4. We need to find when `f''(x)` is positive, meaning `1 / (1 + x²) > 0`.
5. Let's think about the bottom part: `1 + x²`.
* `x²` is always zero or positive (like 0, 1, 4, 9, and so on).
* So, `1 + x²` is always 1 or bigger (like 1, 2, 5, 10, etc.).
* This means `1 / (1 + x²)` will always be a positive number (like 1, 1/2, 1/5, 1/10, etc.). It can never be negative or zero!
6. Since `f''(x)` is always positive for any `x` (and especially for `x ≥ 0`), `f(x)` is always bending like a smile (concave up) on the whole interval `[0, ∞)`.

Alternative answer

Answer:
(a) Increasing: $$(0, \infty)$$
(b) Concave up: $$[0, \infty)$$

Explain
This is a question about **finding where a function is increasing and where it is concave up using its derivatives**. The solving step is:

First, let's understand what "increasing" and "concave up" mean in math.
* A function is **increasing** when its slope (its first derivative) is positive.
* A function is **concave up** when its rate of change of slope (its second derivative) is positive.

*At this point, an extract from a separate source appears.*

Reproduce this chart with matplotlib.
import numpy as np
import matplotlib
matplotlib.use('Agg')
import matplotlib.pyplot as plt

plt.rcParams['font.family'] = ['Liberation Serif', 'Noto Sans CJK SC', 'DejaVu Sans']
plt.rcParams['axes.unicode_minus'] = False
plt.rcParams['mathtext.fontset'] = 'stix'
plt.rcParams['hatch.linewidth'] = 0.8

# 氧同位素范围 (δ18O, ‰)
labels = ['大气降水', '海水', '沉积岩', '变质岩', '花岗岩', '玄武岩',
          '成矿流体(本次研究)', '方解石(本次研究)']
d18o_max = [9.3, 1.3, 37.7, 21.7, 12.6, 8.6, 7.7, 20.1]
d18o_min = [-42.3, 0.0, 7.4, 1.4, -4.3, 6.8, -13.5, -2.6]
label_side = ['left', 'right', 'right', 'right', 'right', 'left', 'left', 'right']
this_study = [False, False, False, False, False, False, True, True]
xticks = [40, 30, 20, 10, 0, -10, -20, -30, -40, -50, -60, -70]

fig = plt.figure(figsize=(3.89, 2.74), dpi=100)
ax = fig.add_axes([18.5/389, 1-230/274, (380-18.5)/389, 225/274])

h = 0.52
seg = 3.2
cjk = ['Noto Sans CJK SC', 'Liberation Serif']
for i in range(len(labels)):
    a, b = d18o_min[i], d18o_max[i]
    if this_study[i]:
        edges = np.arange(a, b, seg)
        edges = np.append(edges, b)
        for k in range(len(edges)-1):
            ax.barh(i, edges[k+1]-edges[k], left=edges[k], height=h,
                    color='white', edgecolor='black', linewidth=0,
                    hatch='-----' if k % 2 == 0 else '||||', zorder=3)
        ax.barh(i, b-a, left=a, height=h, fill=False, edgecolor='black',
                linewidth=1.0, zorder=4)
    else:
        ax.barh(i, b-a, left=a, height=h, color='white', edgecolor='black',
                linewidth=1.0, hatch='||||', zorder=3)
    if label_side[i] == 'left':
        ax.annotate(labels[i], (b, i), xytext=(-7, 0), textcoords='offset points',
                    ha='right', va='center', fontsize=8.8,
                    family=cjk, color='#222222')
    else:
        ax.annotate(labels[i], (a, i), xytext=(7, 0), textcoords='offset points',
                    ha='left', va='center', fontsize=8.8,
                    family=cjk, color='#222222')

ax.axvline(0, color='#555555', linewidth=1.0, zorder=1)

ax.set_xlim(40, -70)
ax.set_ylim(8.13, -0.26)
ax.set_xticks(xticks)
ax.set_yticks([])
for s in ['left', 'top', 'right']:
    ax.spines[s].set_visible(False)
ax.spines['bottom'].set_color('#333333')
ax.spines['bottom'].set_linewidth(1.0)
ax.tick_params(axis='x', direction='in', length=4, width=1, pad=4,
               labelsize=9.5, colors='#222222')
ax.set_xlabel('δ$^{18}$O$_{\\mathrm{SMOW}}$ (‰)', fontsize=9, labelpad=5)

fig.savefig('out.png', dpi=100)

Our function is $$f(x)=\int_{0}^{x} \tan ^{-1} u d u$$. The problem also tells us that $$x \geq 0$$.

**Part (a): Finding where the function is increasing**

1. **Find the first derivative ($$f'(x)$$):**
We use the Fundamental Theorem of Calculus. It's a fancy way of saying that if you have an integral like this, the derivative just becomes the function inside the integral, but with 'x' instead of 'u'.
So, $$f'(x) = \tan^{-1} x$$.

2. **Determine when $$f'(x) > 0$$:**
We need to find when $$\tan^{-1} x > 0$$.
I remember that the tangent inverse function gives a positive angle when the input 'x' is positive.
So, $$\tan^{-1} x > 0$$ when $$x > 0$$.

3. **Consider the given domain:**
The problem states $$x \geq 0$$. Combining this with $$x > 0$$, we find that the function $$f(x)$$ is increasing on the interval $$(0, \infty)$$.

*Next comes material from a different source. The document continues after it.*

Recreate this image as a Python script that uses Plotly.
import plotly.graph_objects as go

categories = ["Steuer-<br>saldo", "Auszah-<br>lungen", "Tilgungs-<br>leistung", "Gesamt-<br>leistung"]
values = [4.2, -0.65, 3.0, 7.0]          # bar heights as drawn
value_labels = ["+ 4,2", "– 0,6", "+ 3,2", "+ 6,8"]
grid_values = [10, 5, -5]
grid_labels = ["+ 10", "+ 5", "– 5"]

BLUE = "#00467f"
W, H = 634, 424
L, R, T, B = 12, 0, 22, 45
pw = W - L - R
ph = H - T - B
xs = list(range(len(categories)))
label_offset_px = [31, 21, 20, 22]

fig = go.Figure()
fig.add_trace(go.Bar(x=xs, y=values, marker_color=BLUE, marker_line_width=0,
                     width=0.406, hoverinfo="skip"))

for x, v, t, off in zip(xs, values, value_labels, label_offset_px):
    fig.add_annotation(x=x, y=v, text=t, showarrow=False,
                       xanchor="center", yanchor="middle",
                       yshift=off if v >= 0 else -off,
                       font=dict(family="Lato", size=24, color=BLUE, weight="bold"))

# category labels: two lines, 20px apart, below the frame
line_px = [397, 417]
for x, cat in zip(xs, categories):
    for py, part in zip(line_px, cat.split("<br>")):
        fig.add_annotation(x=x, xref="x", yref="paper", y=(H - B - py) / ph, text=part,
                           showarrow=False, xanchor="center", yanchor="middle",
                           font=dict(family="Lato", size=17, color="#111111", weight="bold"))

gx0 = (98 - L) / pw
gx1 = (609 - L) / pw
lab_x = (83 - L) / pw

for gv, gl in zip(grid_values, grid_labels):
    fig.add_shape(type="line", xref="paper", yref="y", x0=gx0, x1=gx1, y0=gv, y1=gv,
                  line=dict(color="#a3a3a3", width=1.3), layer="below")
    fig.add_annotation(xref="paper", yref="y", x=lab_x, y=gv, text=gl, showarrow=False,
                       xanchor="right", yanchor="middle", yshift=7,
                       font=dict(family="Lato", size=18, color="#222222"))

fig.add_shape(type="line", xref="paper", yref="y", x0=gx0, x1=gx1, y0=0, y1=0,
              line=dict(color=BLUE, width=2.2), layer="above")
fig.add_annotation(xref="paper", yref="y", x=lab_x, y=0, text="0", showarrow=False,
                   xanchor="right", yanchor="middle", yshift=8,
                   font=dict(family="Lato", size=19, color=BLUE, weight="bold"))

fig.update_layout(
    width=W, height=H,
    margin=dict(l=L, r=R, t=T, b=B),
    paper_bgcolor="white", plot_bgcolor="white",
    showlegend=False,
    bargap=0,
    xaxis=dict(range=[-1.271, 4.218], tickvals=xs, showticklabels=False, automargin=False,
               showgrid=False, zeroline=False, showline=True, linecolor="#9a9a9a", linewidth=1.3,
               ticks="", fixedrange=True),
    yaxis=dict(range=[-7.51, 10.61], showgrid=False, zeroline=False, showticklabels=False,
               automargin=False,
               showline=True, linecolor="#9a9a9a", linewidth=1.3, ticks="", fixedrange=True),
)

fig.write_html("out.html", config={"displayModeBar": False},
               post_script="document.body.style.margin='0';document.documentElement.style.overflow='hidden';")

**Part (b): Finding where the function is concave up**

1. **Find the second derivative ($$f''(x)$$):**
The second derivative is just the derivative of the first derivative.
We already found $$f'(x) = \tan^{-1} x$$.
The derivative of $$\tan^{-1} x$$ is a special one we learned: $$\frac{1}{1+x^2}$$.
So, $$f''(x) = \frac{1}{1+x^2}$$.

2. **Determine when $$f''(x) > 0$$:**
We need to find when $$\frac{1}{1+x^2} > 0$$.
Let's look at the denominator, $$1+x^2$$.
* $$x^2$$ is always a positive number or zero (because any number squared is positive or zero).
* So, $$1+x^2$$ will always be at least 1 (if $$x=0$$, it's 1; if $$x$$ is any other real number, it's greater than 1).
* Since $$1+x^2$$ is always a positive number, and the numerator (1) is also positive, the entire fraction $$\frac{1}{1+x^2}$$ is always positive for all real numbers x.

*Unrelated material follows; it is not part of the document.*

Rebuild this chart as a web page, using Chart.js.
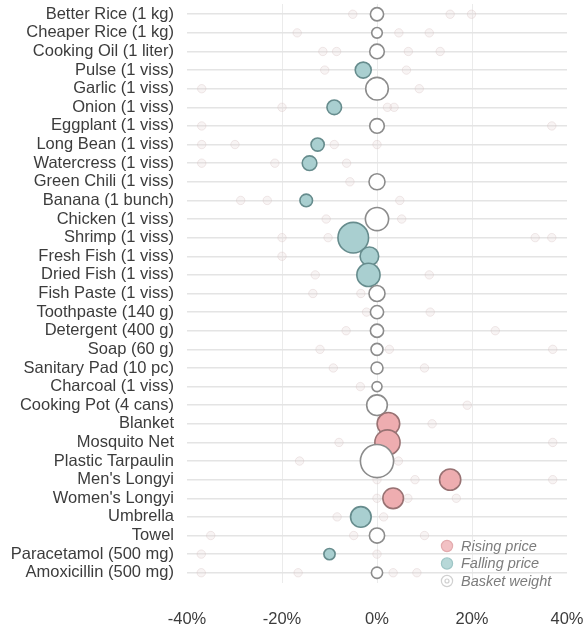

3. **Consider the given domain:**
The problem states $$x \geq 0$$. Since $$f''(x)$$ is positive for all real x, it is definitely positive for $$x \geq 0$$.
Therefore, the function $$f(x)$$ is concave up on the interval $$[0, \infty)$$. We use a closed bracket at 0 because the second derivative is defined and positive at 0.